The Library lent items to the following exhibitions: ‘Art and Labour's Cause is One', Walter Crane at Manchester's Whitworth Gallery; ‘Procession' at Manchester Cornerhouse; ‘Rank' at Sunderland Art Gallery/Leeds/Blackpool.
Events - In May Salford University Drama students researched, devised and performed a play about Eddie and Ruth Frow and the founding of the Library, ‘Working Progress'. It was a delightful and moving event.
In late May, the Independent Labour Party unveiled a commemorative plaque to members who fought in Spain 1936-9 and launched a book on ILP volunteers by Christopher Hall.
Bernard Barry's book ‘From Manchester to Spain' was launched in July with Republican songs, La Pasionaria's Farewell to the International Brigade and a stirring speech by Bernard.
Black History Month was marked with a talk, ‘Remembering Refugees', by Tony Kushner. The 25th anniversary of the Miners' Strike was commemorated with a very well attended talk on the media and the miners by Granville Williams and a personal account by striker Paul Kelly. An afternoon of poetry and song for friends and volunteers was held in December. A talk on the Bolton Whitmanites was given by Harry Cocks during LGBT History Month in February and Sarah Irving and Linda Clair spoke on women and politics to mark International Women's Day. Living Library story-telling events, developed with UNISON, were held prior to the miners' and IWD talks.

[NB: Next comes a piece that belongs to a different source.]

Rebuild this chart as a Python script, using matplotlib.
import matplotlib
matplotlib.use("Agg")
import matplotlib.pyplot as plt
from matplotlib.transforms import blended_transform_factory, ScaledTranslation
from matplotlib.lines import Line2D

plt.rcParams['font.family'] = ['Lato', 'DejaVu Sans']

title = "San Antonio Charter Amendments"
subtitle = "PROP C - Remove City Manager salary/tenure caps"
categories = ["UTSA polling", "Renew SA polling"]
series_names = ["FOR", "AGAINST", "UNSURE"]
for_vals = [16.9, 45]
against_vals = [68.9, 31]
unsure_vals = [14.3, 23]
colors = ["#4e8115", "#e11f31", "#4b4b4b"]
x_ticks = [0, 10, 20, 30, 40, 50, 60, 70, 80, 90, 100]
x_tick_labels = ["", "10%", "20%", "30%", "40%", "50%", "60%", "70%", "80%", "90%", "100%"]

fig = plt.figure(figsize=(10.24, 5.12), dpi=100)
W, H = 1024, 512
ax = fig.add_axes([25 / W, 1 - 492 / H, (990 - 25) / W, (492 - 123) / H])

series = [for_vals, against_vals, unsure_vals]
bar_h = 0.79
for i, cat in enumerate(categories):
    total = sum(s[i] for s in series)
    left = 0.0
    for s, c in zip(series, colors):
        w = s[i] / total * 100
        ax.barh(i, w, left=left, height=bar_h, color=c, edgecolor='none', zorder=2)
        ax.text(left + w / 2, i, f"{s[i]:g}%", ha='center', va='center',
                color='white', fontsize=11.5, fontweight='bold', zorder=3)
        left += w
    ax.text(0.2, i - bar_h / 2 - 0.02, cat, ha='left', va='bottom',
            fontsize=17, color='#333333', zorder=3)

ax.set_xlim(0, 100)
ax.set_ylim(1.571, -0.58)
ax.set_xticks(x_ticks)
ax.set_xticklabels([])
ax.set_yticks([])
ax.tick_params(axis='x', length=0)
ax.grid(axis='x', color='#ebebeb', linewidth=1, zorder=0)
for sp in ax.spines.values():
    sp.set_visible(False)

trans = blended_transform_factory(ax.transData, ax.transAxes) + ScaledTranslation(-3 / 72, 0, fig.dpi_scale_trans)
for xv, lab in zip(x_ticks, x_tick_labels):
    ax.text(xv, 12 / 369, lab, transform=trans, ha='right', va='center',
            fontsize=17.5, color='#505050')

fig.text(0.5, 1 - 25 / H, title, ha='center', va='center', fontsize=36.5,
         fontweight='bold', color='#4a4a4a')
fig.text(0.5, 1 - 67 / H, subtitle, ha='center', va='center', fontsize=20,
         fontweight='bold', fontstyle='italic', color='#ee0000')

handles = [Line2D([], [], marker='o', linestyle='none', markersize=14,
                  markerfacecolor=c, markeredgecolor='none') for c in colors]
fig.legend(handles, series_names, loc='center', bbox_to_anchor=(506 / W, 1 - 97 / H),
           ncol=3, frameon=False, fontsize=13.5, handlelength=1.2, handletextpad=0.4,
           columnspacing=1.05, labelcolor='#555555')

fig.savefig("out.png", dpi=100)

An adult group of informal learners at Ordsall Community Arts used resources from the Library about Salford Docks to create a piece of theatre, ‘Green Bananas', as part of their annual Lighting the Legend community celebration in November. This MLA-funded project aimed to open up the Library and its resources to local people who had never visited us before.

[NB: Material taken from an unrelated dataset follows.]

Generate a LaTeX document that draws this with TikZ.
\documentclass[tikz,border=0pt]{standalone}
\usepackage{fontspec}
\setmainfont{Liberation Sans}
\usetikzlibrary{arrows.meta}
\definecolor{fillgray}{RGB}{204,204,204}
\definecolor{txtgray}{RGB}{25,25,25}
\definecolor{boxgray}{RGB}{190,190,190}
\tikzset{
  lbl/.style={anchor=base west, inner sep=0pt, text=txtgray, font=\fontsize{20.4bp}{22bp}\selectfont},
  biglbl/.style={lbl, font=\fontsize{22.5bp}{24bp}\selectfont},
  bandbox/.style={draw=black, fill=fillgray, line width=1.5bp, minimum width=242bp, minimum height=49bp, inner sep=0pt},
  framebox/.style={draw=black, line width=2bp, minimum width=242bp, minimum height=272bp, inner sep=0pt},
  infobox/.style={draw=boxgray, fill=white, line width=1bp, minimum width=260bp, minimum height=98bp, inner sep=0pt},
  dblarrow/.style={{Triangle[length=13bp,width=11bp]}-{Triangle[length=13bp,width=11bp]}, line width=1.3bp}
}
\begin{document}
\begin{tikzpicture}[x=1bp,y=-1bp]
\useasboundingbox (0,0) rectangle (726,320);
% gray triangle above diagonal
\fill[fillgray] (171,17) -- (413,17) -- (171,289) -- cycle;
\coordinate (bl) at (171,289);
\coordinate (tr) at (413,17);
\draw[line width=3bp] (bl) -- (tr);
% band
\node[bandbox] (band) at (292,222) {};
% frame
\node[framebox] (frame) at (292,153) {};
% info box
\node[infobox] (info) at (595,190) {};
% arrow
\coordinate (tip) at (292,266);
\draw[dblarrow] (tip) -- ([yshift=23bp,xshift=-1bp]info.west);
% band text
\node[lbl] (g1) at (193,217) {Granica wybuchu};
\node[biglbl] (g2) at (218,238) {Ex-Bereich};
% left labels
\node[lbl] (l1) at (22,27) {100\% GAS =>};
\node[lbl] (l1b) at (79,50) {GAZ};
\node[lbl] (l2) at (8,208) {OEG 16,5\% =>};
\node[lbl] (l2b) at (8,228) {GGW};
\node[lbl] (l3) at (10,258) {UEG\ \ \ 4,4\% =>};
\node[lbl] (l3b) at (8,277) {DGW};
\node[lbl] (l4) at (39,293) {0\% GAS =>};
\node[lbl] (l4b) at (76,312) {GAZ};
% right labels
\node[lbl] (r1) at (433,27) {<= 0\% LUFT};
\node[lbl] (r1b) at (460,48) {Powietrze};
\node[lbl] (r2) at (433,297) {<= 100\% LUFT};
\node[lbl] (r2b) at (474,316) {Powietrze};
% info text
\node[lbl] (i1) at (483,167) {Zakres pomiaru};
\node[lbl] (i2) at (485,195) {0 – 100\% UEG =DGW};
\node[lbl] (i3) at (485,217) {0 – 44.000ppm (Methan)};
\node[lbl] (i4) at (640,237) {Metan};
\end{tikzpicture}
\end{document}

We were pleased to be invited by Salford City Council to host a formal visit by Mayors from across Greater Manchester in April.
Stalls/talks - The Library had stalls at the Salford Local History Day in September, the Manchester Irish Conferences in September and April, and at the Women's TUC Conference in November. Lynette spoke to the Rotary Club of Manchester in November, and they have subsequently offered to mark their forthcoming centenary by paying for some rebinding work for us.

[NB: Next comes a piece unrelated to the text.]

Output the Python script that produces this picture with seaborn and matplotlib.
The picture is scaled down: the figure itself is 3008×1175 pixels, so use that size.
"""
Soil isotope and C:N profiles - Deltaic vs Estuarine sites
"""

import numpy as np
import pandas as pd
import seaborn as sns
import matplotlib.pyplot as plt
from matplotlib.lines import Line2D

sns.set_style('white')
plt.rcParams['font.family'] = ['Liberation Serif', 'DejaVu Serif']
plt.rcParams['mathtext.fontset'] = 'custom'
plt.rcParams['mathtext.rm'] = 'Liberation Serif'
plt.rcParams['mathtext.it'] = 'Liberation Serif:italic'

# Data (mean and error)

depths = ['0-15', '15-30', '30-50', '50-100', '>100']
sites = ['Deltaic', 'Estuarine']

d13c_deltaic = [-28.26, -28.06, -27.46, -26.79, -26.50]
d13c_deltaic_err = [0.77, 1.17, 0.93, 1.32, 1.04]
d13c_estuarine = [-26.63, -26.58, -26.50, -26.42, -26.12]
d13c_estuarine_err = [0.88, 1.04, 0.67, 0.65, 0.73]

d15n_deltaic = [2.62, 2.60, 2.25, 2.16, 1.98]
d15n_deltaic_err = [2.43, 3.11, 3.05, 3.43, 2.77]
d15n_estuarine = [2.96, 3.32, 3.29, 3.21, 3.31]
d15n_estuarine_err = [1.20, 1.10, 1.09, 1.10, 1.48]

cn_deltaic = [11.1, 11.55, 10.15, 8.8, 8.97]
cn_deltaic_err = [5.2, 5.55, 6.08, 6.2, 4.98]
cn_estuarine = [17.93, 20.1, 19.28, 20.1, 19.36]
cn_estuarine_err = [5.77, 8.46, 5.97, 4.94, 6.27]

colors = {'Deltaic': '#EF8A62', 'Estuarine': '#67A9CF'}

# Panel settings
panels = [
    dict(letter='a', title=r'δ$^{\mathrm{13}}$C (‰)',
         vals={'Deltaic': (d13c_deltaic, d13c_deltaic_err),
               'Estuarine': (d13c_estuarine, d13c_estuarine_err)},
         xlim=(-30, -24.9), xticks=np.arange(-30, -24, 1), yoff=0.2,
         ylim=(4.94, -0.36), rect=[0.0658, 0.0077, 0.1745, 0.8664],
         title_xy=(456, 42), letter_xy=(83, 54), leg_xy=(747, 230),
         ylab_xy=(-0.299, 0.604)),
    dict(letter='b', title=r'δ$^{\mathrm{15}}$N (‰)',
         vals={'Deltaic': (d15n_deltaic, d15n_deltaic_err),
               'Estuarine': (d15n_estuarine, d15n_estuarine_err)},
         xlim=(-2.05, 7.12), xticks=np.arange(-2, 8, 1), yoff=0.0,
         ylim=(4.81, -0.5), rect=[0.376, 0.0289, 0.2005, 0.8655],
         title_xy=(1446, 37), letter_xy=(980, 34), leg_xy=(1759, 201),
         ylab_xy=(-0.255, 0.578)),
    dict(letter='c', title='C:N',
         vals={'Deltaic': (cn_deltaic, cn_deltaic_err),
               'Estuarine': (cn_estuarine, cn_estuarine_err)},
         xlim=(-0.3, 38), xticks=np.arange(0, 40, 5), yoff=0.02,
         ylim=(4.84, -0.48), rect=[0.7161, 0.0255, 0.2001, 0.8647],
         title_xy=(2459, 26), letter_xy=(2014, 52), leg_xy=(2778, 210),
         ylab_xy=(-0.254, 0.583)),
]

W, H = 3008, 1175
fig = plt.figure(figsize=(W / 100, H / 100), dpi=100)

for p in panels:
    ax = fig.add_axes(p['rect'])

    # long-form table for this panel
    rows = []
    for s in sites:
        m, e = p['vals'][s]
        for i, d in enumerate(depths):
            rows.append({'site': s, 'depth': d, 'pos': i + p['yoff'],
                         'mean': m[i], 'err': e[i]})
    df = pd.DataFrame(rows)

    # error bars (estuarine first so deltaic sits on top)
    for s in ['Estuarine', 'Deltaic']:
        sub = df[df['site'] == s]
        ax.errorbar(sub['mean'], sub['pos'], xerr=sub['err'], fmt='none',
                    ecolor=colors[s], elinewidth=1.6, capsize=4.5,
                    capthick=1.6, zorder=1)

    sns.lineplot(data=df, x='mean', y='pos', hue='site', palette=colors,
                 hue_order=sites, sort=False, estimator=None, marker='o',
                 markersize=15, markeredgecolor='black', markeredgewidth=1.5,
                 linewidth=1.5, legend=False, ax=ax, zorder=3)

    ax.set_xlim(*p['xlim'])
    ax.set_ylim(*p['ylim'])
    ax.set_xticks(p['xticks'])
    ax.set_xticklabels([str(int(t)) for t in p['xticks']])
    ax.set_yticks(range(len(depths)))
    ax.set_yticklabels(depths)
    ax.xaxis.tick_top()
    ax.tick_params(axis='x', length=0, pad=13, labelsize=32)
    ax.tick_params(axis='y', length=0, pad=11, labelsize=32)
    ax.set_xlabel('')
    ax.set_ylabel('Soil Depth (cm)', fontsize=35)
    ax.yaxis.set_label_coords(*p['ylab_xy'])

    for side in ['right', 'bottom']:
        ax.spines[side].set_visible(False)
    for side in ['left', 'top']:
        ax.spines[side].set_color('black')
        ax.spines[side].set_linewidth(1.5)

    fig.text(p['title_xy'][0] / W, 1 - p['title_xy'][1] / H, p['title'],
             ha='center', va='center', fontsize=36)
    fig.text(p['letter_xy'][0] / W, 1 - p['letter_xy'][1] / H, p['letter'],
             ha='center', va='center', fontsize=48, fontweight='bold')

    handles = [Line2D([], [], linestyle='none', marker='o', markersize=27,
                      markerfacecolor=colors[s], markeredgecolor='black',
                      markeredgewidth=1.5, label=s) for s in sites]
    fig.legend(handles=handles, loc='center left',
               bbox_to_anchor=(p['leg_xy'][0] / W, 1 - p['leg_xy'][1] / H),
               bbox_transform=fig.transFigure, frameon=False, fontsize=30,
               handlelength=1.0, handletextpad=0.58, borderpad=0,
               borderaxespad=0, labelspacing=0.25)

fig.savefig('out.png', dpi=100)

Open Days - The Library held an Open Weekend in April, which was fairly well attended, and was open for two Sundays in September (the first as part of the Heritage Open Day Weekend and the second in conjunction with Salford's Local History Day). On both these latter occasions the attendance was disappointing.
Publicity - Mike Carter has designed a new Library leaflet and a pop-up display banner for use at exhibitions and events. A board about the Library is now on display at the Salford Museum and Art Gallery, encouraging people to come over the road and visit.
We looked after the microfilm collection of the Labour History Archive for ten months to maintain its availability to researchers it was closed prior to its move to the new Pump House site.
The Library has featured on various occasions over the year in the Manchester Evening News and the Salford Advertiser. Ian Macmillan visited the Outcasts exhibition and wrote a piece in the Guardian, ‘A forgotten part of Manchester United's history', in October. We continue our regular page in LifeTime Links, Salford Museum and Art Gallery's quarterly newsletter. An article by Caroline and Lynette on marketing and outreach was published in ALISS Quarterly, the journal for information professional in the social sciences, and Lynette's job was profiled in the librarians' main professional journal CILIP Gazette in August.
The Trustees wish to record their gratitude to the staff, volunteers, friends and other supporters for their contribution to this outstanding year.